**Dataset rows:**
____________

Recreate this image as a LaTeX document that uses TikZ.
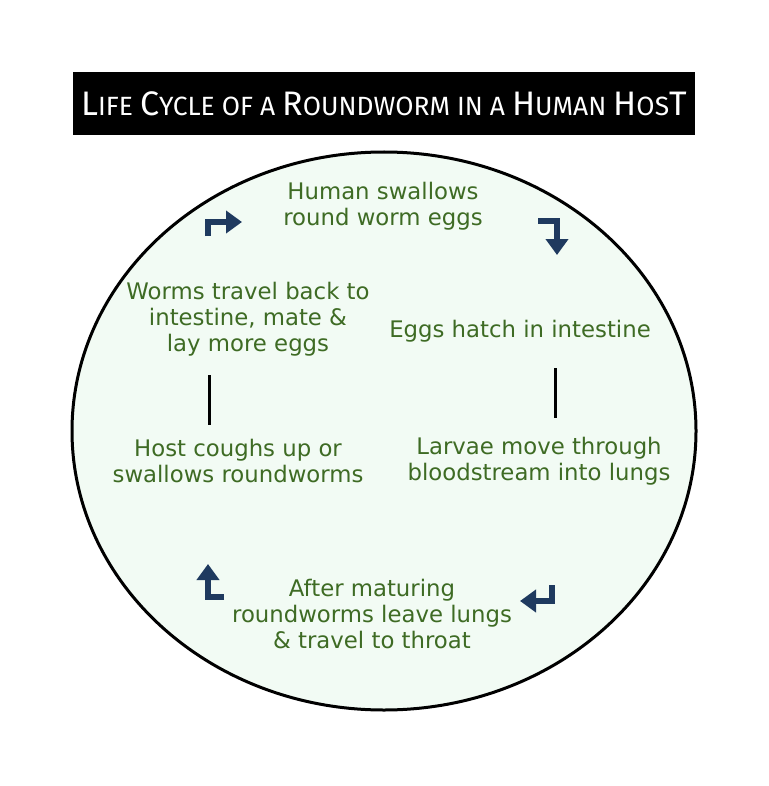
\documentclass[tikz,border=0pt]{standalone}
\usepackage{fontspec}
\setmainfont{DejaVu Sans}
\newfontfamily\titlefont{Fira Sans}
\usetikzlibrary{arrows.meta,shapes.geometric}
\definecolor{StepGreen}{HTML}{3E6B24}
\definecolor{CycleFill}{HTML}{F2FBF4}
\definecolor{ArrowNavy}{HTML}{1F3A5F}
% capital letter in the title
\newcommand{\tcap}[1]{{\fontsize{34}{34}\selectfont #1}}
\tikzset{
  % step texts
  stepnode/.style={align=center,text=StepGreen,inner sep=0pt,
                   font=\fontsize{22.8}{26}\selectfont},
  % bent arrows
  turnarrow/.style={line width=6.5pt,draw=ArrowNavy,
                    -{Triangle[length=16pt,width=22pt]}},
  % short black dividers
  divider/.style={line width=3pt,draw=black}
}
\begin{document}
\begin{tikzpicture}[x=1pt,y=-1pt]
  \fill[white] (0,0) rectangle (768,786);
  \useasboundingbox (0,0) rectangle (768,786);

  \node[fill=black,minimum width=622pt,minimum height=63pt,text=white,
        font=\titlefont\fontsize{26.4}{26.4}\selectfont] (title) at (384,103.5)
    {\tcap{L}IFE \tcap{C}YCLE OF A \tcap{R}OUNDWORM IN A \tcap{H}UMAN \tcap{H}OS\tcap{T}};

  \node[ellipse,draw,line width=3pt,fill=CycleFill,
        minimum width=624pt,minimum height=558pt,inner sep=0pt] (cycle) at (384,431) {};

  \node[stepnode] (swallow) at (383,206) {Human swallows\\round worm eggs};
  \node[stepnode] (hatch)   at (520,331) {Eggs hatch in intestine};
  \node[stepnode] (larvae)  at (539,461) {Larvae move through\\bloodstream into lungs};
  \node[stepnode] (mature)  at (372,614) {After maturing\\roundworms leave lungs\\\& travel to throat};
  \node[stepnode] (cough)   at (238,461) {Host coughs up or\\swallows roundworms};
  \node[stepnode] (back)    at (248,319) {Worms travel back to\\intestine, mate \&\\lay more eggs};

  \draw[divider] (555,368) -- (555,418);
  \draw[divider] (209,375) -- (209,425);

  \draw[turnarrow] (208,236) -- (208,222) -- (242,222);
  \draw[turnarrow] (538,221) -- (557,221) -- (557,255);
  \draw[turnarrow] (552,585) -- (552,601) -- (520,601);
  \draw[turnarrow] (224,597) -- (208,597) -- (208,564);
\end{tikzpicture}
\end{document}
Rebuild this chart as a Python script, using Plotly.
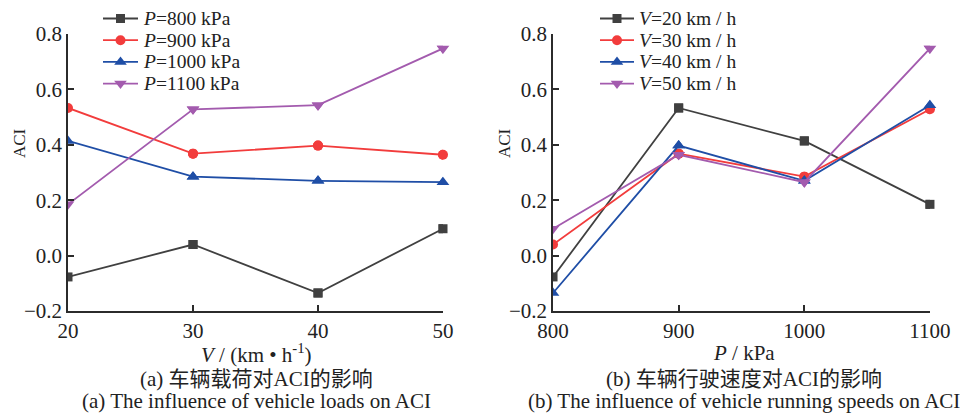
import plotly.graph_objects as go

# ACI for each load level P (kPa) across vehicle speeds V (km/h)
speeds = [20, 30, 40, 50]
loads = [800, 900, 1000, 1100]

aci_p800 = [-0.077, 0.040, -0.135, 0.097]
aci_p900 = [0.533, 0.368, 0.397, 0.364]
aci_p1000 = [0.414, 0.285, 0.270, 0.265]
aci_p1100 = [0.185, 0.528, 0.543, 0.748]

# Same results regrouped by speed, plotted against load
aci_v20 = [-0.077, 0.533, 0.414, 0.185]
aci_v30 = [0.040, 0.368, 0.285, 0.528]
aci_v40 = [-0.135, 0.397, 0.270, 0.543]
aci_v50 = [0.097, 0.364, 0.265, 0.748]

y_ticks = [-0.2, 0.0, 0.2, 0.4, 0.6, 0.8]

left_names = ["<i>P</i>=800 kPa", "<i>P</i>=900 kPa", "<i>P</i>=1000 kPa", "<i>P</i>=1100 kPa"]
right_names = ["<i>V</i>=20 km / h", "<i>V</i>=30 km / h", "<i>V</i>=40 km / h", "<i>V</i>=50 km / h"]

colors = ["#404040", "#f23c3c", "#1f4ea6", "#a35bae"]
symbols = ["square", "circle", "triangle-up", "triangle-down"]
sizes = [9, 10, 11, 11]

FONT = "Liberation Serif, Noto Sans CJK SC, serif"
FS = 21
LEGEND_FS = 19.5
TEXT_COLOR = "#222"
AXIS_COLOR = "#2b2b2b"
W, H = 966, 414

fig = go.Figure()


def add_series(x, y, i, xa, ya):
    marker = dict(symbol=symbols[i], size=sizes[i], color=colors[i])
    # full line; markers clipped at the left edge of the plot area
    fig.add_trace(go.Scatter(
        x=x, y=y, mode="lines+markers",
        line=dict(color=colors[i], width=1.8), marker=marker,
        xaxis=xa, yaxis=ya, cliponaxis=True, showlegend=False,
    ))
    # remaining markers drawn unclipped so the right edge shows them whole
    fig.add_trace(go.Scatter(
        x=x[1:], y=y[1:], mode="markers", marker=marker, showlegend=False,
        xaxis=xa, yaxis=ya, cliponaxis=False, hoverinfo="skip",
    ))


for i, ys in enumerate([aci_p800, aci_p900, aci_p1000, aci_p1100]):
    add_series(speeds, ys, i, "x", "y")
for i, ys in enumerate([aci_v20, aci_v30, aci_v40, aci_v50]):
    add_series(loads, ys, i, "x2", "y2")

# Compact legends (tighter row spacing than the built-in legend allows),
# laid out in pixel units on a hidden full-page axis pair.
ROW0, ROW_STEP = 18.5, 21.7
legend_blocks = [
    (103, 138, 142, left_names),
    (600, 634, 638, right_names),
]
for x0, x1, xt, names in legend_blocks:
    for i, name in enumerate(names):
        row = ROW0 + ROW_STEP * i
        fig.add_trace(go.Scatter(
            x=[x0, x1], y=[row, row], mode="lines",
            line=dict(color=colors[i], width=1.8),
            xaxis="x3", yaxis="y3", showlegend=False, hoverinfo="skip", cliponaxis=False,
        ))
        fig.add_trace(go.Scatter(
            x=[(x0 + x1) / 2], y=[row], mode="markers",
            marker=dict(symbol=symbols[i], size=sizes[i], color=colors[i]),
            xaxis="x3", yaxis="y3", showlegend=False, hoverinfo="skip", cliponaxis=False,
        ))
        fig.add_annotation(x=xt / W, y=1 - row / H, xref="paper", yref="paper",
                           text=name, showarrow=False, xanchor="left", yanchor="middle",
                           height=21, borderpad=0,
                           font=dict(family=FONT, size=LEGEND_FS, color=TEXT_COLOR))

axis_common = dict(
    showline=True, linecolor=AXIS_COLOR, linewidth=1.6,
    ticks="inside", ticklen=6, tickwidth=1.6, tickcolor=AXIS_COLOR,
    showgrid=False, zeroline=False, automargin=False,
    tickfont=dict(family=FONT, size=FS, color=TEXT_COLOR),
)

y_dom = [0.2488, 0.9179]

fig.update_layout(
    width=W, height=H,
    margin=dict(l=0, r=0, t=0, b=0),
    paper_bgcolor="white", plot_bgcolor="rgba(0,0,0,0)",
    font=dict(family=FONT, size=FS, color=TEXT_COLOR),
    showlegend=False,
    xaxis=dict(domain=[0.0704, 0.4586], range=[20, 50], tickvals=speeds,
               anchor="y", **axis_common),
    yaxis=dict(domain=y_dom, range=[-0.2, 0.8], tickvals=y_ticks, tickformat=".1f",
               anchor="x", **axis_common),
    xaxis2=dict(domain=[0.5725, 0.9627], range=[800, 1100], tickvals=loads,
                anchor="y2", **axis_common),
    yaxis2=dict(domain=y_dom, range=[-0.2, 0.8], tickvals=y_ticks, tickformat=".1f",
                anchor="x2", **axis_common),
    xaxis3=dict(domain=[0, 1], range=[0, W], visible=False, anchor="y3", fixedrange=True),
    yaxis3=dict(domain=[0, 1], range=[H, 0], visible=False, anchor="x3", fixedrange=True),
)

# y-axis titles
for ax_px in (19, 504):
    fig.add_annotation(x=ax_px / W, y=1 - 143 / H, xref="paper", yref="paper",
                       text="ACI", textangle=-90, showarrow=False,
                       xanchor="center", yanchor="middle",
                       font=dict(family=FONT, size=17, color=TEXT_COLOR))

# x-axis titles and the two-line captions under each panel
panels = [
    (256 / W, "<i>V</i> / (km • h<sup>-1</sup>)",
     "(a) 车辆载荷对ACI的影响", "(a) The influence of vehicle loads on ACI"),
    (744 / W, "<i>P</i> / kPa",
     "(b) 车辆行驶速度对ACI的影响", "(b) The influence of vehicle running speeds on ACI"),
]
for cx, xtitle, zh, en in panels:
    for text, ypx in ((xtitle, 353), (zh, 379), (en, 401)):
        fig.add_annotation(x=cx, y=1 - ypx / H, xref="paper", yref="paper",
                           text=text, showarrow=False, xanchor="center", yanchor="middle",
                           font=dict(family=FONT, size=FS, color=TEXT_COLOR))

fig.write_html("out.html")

____________

Leave the pictures out and repeat exactly the lines from the beginning of the records to the line bearing "(209,375) -- (209,425);", both ends counted.

Recreate this image as a LaTeX document that uses TikZ.
\documentclass[tikz,border=0pt]{standalone}
\usepackage{fontspec}
\setmainfont{DejaVu Sans}
\newfontfamily\titlefont{Fira Sans}
\usetikzlibrary{arrows.meta,shapes.geometric}
\definecolor{StepGreen}{HTML}{3E6B24}
\definecolor{CycleFill}{HTML}{F2FBF4}
\definecolor{ArrowNavy}{HTML}{1F3A5F}
% capital letter in the title
\newcommand{\tcap}[1]{{\fontsize{34}{34}\selectfont #1}}
\tikzset{
  % step texts
  stepnode/.style={align=center,text=StepGreen,inner sep=0pt,
                   font=\fontsize{22.8}{26}\selectfont},
  % bent arrows
  turnarrow/.style={line width=6.5pt,draw=ArrowNavy,
                    -{Triangle[length=16pt,width=22pt]}},
  % short black dividers
  divider/.style={line width=3pt,draw=black}
}
\begin{document}
\begin{tikzpicture}[x=1pt,y=-1pt]
  \fill[white] (0,0) rectangle (768,786);
  \useasboundingbox (0,0) rectangle (768,786);

  \node[fill=black,minimum width=622pt,minimum height=63pt,text=white,
        font=\titlefont\fontsize{26.4}{26.4}\selectfont] (title) at (384,103.5)
    {\tcap{L}IFE \tcap{C}YCLE OF A \tcap{R}OUNDWORM IN A \tcap{H}UMAN \tcap{H}OS\tcap{T}};

  \node[ellipse,draw,line width=3pt,fill=CycleFill,
        minimum width=624pt,minimum height=558pt,inner sep=0pt] (cycle) at (384,431) {};

  \node[stepnode] (swallow) at (383,206) {Human swallows\\round worm eggs};
  \node[stepnode] (hatch)   at (520,331) {Eggs hatch in intestine};
  \node[stepnode] (larvae)  at (539,461) {Larvae move through\\bloodstream into lungs};
  \node[stepnode] (mature)  at (372,614) {After maturing\\roundworms leave lungs\\\& travel to throat};
  \node[stepnode] (cough)   at (238,461) {Host coughs up or\\swallows roundworms};
  \node[stepnode] (back)    at (248,319) {Worms travel back to\\intestine, mate \&\\lay more eggs};

  \draw[divider] (555,368) -- (555,418);
  \draw[divider] (209,375) -- (209,425);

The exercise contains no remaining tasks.